During the Christmas holidays, just before facing up to year 8, I made a decision - I was going to toughen up. I started smoking, being rebellious, and basically trying to be as tough as possible. Of course, everyone thought I was a joke and the bullying got worse year by year no matter how "normal" I tried to act. Behind the scenes I was crossdressing and feeling totally confused and messed up and thinking that if my whole personality package was put into a female body then I would fir in ok. In the end I was driven out of school by the bullies without doing my leaving certificate, after failing almost everything despite being measured with an IQ of "well within the top 10% as compared with university graduates in the state".

By then I'd resolved to be *really* masculine and worked hard on cultivating a masculine image so I could attract girls and gain some sort of male credibility. I had a few local friends and my role with them was that of "the clown" - they laughed at me and I laughed with them. So I learnt the drums and played in bands, drank and smoked pot constantly, took any other drug that crossed my path, swore often and loudly, and dressed almost exclusively in torn and tattered t-shirts and jeans, and performed dirty work in factories to pay the rent. It worked, too - in time almost everyone thought I was a normal (if slightly mad) guy, although only men ever seemed to be interested in me.

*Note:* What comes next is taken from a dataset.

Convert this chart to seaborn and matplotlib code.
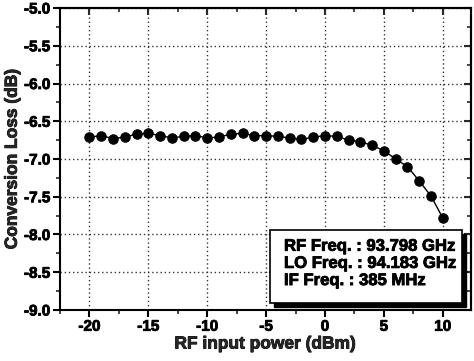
import matplotlib
matplotlib.use("Agg")
import matplotlib.pyplot as plt
import matplotlib.patheffects as pe
from matplotlib.patches import Rectangle
from matplotlib.ticker import MultipleLocator
import pandas as pd
import seaborn as sns

# data
rf_power = [-20, -19, -18, -17, -16, -15, -14, -13, -12, -11, -10,
            -9, -8, -7, -6, -5, -4, -3, -2, -1, 0,
            1, 2, 3, 4, 5, 6, 7, 8, 9, 10]
conv_loss = [-6.71, -6.69, -6.73, -6.71, -6.67, -6.66, -6.69, -6.72, -6.70, -6.69, -6.72,
             -6.71, -6.67, -6.66, -6.69, -6.69, -6.70, -6.72, -6.74, -6.71, -6.69,
             -6.70, -6.75, -6.77, -6.82, -6.89, -7.00, -7.10, -7.29, -7.49, -7.78]
x_ticks = [-20, -15, -10, -5, 0, 5, 10]
y_ticks = [-9.0, -8.5, -8.0, -7.5, -7.0, -6.5, -6.0, -5.5, -5.0]
info_lines = ["RF Freq. : 93.798 GHz", "LO Freq. : 94.183 GHz", "IF Freq. : 385 MHz"]

df = pd.DataFrame({"RF input power (dBm)": rf_power, "Conversion Loss (dB)": conv_loss})

sns.set_style("ticks")
plt.rcParams["font.family"] = ["Liberation Sans", "DejaVu Sans"]
plt.rcParams["font.weight"] = "bold"
plt.rcParams["axes.unicode_minus"] = False

# slight stroke so the bold text reads as heavy as the scanned original
heavy = [pe.withStroke(linewidth=0.6, foreground="black")]

fig = plt.figure(figsize=(4.74, 3.61), dpi=100)
ax = fig.add_axes([0.1266, 0.1413, 0.8671, 0.8365])

sns.lineplot(data=df, x="RF input power (dBm)", y="Conversion Loss (dB)", ax=ax,
             color="black", linewidth=1.0, marker="o", markersize=6.8,
             markeredgecolor="black", markerfacecolor="black", zorder=3)

ax.set_xlim(-22.5, 12.4)
ax.set_ylim(-9.0, -5.0)
ax.set_xticks(x_ticks, [str(v) for v in x_ticks], fontsize=11, fontweight="bold",
              path_effects=heavy)
ax.set_yticks(y_ticks, [f"{v:.1f}" for v in y_ticks], fontsize=11, fontweight="bold",
              path_effects=heavy)
ax.xaxis.set_minor_locator(MultipleLocator(2.5))
ax.yaxis.set_minor_locator(MultipleLocator(0.25))

ax.grid(True, which="major", linestyle=(0, (1, 2)), color="#333333", linewidth=1.0)

for s in ax.spines.values():
    s.set_linewidth(1.5)
    s.set_color("black")

ax.tick_params(which="major", direction="out", length=5, width=1.5, colors="black", pad=2)
ax.tick_params(which="minor", direction="out", length=3, width=1.2)

# mirrored ticks on top/right pointing inward
top = ax.secondary_xaxis("top")
top.xaxis.set_major_locator(MultipleLocator(5))
top.xaxis.set_minor_locator(MultipleLocator(2.5))
top.tick_params(which="major", direction="in", length=5, width=1.5, labeltop=False)
top.tick_params(which="minor", direction="in", length=3, width=1.2)
right = ax.secondary_yaxis("right")
right.yaxis.set_major_locator(MultipleLocator(0.5))
right.yaxis.set_minor_locator(MultipleLocator(0.25))
right.tick_params(which="major", direction="in", length=5, width=1.5, labelright=False)
right.tick_params(which="minor", direction="in", length=3, width=1.2)
for sec in (top, right):
    for s in sec.spines.values():
        s.set_linewidth(1.5)

ax.set_xlabel("RF input power (dBm)", fontsize=12.5, fontweight="bold", labelpad=2,
              path_effects=heavy)
ax.set_ylabel("Conversion Loss (dB)", fontsize=12.5, fontweight="bold", labelpad=3,
              path_effects=heavy)

# info box with a solid drop shadow
bx, by, bw, bh = 0.511, 0.023, 0.467, 0.242
sx, sy = 4 / 411, -4 / 302
ax.add_patch(Rectangle((bx + sx, by + sy), bw, bh, transform=ax.transAxes,
                       facecolor="black", edgecolor="black", zorder=5, clip_on=False))
ax.add_patch(Rectangle((bx, by), bw, bh, transform=ax.transAxes,
                       facecolor="white", edgecolor="black", linewidth=1.2, zorder=6,
                       clip_on=False))
ax.text(0.545, 0.236, "\n".join(info_lines), transform=ax.transAxes, ha="left", va="top",
        fontsize=12, fontweight="bold", linespacing=1.18, color="black", zorder=7,
        path_effects=heavy)

fig.savefig("out.png", dpi=100)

At age 25 I had resolved to clean up and soon afterwards I met the women I married. In hindsight I can see that it was ridiculous, but I couldn't bear to admit what I was; I couldn't stand the idea of the bullies at school being right about me. I was even too chicken to be gay - knowing that I would still be seen as a second-class male - and instead formed these weird one-on-one close, but platonic, friendships with men, which often raised eyebrows in my group of friends.

I really knew nothing about trans issues, and this didn't help. As I neared puberty my parents started giving me facts-of-life books. One of them was "Everything you wanted to know about sex but was afraid to ask". I still remember what I felt as I read the bit about transsexuals: "So-called transsexuals are nothing more than castrated and mutilated female impersonators". Well! At that time I was still a bit of a goody two shoes (think Hermione in Harry Potter) and of course female impersonators were those terrible underworld prostitute / stripper types, weren't they? And I certainly wasn't one of them!

Sorry for being so in-depth about my background but I'm hoping it may help you see how fear of stigma can lead a transperson to seek heterosexual married life.

Even today there is strong resistance against teaching children about human diversity when it comes to sex and gender. And given that we are still shackled by the remnants of patriarchy, more confused kids will continue to marry, thinking that it will somehow "make them normal". Michelle, put it perfectly in her letter to you: "if a person has a gender issue, they cannot resolve it by marriage and producing children. It only hurts those closes to them".

Thank God for the Internet, which is our best hope of preventing such hurts from happening again ... as long as fundamentalist Christian types who blithely ignore 50+ years of psychiatric research and think that transsexualism is "curable" don't undo too much of the good work.

While I could never say that the birth of my son was a bad thing, what I did was still not right because it inconvenienced my favourite people. I guess the ideal moral of this story is an adaptation of Yul Brynner's famous line, "Whatever you do, don't marry!" (if you have gender issues).

I'm sorry this is so long but I hope you found it enlightening, or at least interesting.